Geez lenny, it was intended as a joke. This forum can also be a place where we can have a little fun if we don't take ourselves too seriously.
The next sounds you hear will be my own palm encountering my forehead, accompanied by the requisite "DOH"!
Here's how I was taught to do dimensional analysis. Using the totalizer example, when you multiply the rate (100 gallons per minute) by the sample period (10 seconds) you can write it like this:
100 gallons | 10 seconds
____________|___________
minute |
The result (1000) has units of gallon-seconds per minute. If you take ten samples, you wind up with an accumulated total of 6000. The problem with the answer is 'what the heck is a gallon-second per minute'?
Obviously, we need to apply a unit conversion factor. The one that springs quickly to mind is 60 seconds per minute.
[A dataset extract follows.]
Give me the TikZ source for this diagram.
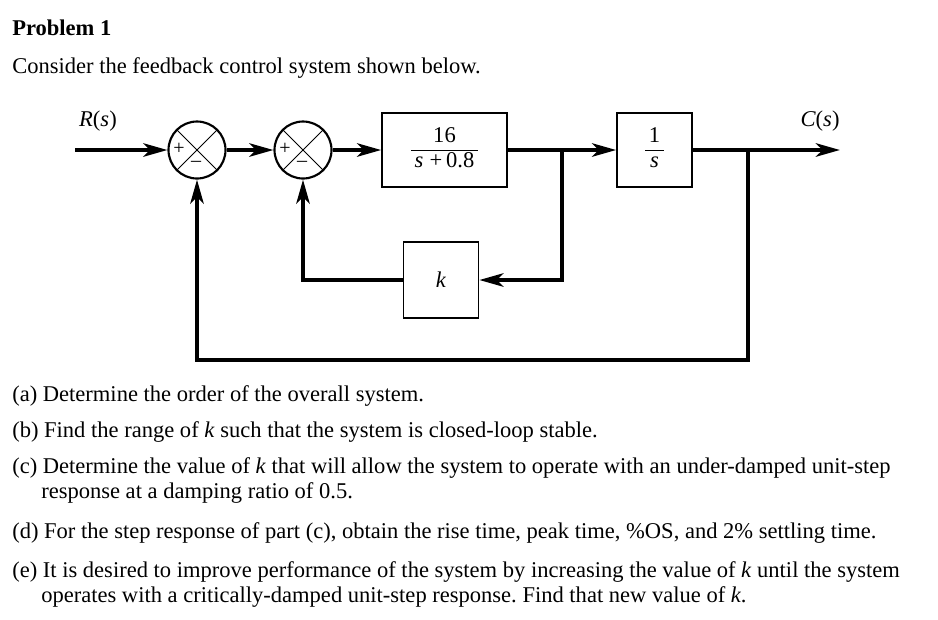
\documentclass[tikz,border=0pt]{standalone}
\usepackage{fontspec}
\setmainfont{Liberation Serif}
\usetikzlibrary{arrows.meta}
\frenchspacing

\begin{document}
\begin{tikzpicture}[x=0.75pt, y=-0.75pt,
    every node/.style={font=\fontsize{16.9}{18.75}\selectfont},
    sig/.style={line width=3.2pt},
    sigarrow/.style={sig, -{Stealth[length=18pt,width=10pt,inset=5pt]}},
    block/.style={draw, line width=1.2pt, minimum height=55.5pt, inner sep=0pt},
    sumnode/.style={draw, circle, line width=1.6pt, minimum size=42.75pt, inner sep=0pt},
    sign/.style={font=\fontsize{15}{15}\selectfont, inner sep=0pt},
    txt/.style={anchor=base west, inner sep=0pt},
    ]
    \useasboundingbox (0,0) rectangle (938,619);

    % heading
    \node[txt, font=\fontsize{16.9}{18.75}\selectfont\bfseries] (title) at (12,35) {Problem 1};
    \node[txt] (intro) at (12,73) {Consider the feedback control system shown below.};

    % block diagram
    \coordinate (rin) at (75,150);
    \node[sumnode] (s1) at (197,150) {};
    \node[sumnode] (s2) at (303,150) {};
    \node[block, minimum width=93.75pt] (g1) at (444.5,150)
        {\begin{tabular}{@{\,}c@{\,}}16\\\hline\textit{s}\;+\,0.8\end{tabular}};
    \node[block, minimum width=56.25pt] (g2) at (654.5,150)
        {\begin{tabular}{@{\,}c@{\,}}1\\\hline\textit{s}\end{tabular}};
    \node[block, minimum width=56.25pt, minimum height=57pt] (kb) at (441,280) {\textit{k}};
    \coordinate (b1) at (562,150);
    \coordinate (b2) at (748,150);
    \coordinate (c2) at (748,360);
    \coordinate (cout) at (840,150);
    \node (rlab) at (98,121) {\textit{R}(\textit{s})};
    \node (clab) at (820,121) {\textit{C}(\textit{s})};

    \draw[line width=0.7pt] (s1.north west) -- (s1.south east) (s1.north east) -- (s1.south west);
    \draw[line width=0.7pt] (s2.north west) -- (s2.south east) (s2.north east) -- (s2.south west);
    \node[sign] (p1) at (179,149) {+};
    \node[sign] (m1) at (196,164) {\textendash};
    \node[sign] (p2) at (285,149) {+};
    \node[sign] (m2) at (302,164) {\textendash};

    \draw[sigarrow] (rin) -- (s1);
    \draw[sigarrow] (s1) -- (s2);
    \draw[sigarrow] (s2) -- (g1);
    \draw[sigarrow] (g1) -- (g2);
    \draw[sigarrow] (g2) -- (cout);
    \draw[sigarrow] (b1) |- (kb.east);
    \draw[sigarrow] (kb.west) -| (s2.south);
    \draw[sigarrow] (b2) -- (c2) -| (s1.south);

    % questions
    \node[txt] (qa) at (12,401) {(a) Determine the order of the overall system.};
    \node[txt] (qb) at (12,437) {(b) Find the range of \textit{k} such that the system is closed-loop stable.};
    \node[txt] (qc) at (12,473) {(c) Determine the value of \textit{k} that will allow the system to operate with an under-damped unit-step};
    \node[txt] (qc2) at (41,498) {response at a damping ratio of 0.5.};
    \node[txt] (qd) at (12,538) {(d) For the step response of part (c), obtain the rise time, peak time, \%OS, and 2\% settling time.};
    \node[txt] (qe) at (12,577) {(e) It is desired to improve performance of the system by increasing the value of \textit{k} until the system};
    \node[txt] (qe2) at (41,602) {operates with a critically-damped unit-step response. Find that new value of \textit{k}.};
\end{tikzpicture}
\end{document}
Do we multiply by 60 or divide by 60? Let's go back to the way I originally wrote the fornula and see what happens when we multiply by 60.
100 gallons | 10 seconds | 60 seconds
____________|_____________|____________
minute | | minute
This doesn't look to promising. Now we've got 60,000 gallon-seconds squared per minute squared. Let's try dividing by 60.
100 gallons | 10 seconds | minute
____________|____________|__________
minute | | 60 seconds
This time we end up with 16.67 gallons for each sample. That's because the units of seconds in the numerator (top half of the fraction) and the denominator (bottom half of the fraction) cancel each other out. Likewise for the units of minutes. The only other trick is to recognize that since division is the inverse of multiplication, you also invert the units.
Now try it for larger units like MGD (million gallons per day). Lets say the flow meter is calibrated in MGD, and we sample every ten seconds.
100 million gal | 10^6 gallon | day | hour
_________________|_____________|_________|_______
day | million gal |24 hours |3600 sec
So each sample value of 100 MGD over a 10 second span represents 11,574 gallons.